THE Israeli Knesset took an important step forward last week by lifting its ban on contacts with the Palestine Liberation Organization.
Behind the ban lay the PLO's long-held goal of establishing a single state in the area now occupied by Israel, the West Bank, and Gaza. That, together with the terrorist tactics of some PLO factions, made it an intractable enemy in the eyes of many Israelis.
The PLO, however, has shifted its stance over the years, as exemplified by Yasser Arafat's 1988 speech calling for direct peace talks with Israel. It has been a major player in current talks, even though Israel insisted on no direct role for Mr. Arafat and company. In practice, the Palestinian delegation - comprised of residents of the West Bank and Gaza - have regularly conferred with the PLO leadership in Tunis.
So the legislative move brought Israeli law into conformity with diplomatic reality. The possibility of dialogue between Israelis and Palestinians is thus expanded. But the most important dialogue, between top leaders, is not yet in sight.
Israeli Prime Minister Yitzhak Rabin made it clear by his absence that he had little enthusiasm for the Knesset action. Mr. Rabin has shown no interest in talking with local Palestinian leaders such as Faisal al-Husseini, much less Arafat himself.
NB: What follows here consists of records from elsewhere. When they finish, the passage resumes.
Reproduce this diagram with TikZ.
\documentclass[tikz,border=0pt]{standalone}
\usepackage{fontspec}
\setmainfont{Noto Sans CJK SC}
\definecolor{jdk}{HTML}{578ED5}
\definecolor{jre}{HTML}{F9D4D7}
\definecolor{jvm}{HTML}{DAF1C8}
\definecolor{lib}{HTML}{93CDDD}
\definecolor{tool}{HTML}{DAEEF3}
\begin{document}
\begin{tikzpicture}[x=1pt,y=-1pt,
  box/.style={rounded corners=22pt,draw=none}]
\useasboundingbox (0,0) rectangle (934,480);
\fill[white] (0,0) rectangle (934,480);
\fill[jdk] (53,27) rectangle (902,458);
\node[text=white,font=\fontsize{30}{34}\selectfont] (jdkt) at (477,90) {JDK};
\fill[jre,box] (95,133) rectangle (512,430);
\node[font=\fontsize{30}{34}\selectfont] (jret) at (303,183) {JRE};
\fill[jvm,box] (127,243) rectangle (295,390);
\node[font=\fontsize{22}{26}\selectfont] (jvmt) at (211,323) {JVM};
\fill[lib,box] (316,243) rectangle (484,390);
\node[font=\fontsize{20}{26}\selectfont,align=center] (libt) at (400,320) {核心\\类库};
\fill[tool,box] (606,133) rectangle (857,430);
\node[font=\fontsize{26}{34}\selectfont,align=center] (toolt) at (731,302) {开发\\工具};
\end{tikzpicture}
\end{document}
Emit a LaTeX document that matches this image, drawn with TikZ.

Another blockage is Israel's expulsion of more than 400 Palestinians to southern Lebanon. The United Nations is increasing pressure on Israel to bring the deportees back. As a compromise, Israel could reduce the length of exile and let at least a portion of the
men return, with others to follow. But, as yet, the sides remain dug in.
Still, the lifting of Israel's ban on contact with the PLO strikes a hopeful note. It implicitly recognizes that the PLO remains, for now, the prime political voice for Palestinians - and a much better peace partner than the fundamentalist groups that are vying for Palestinian loyalty.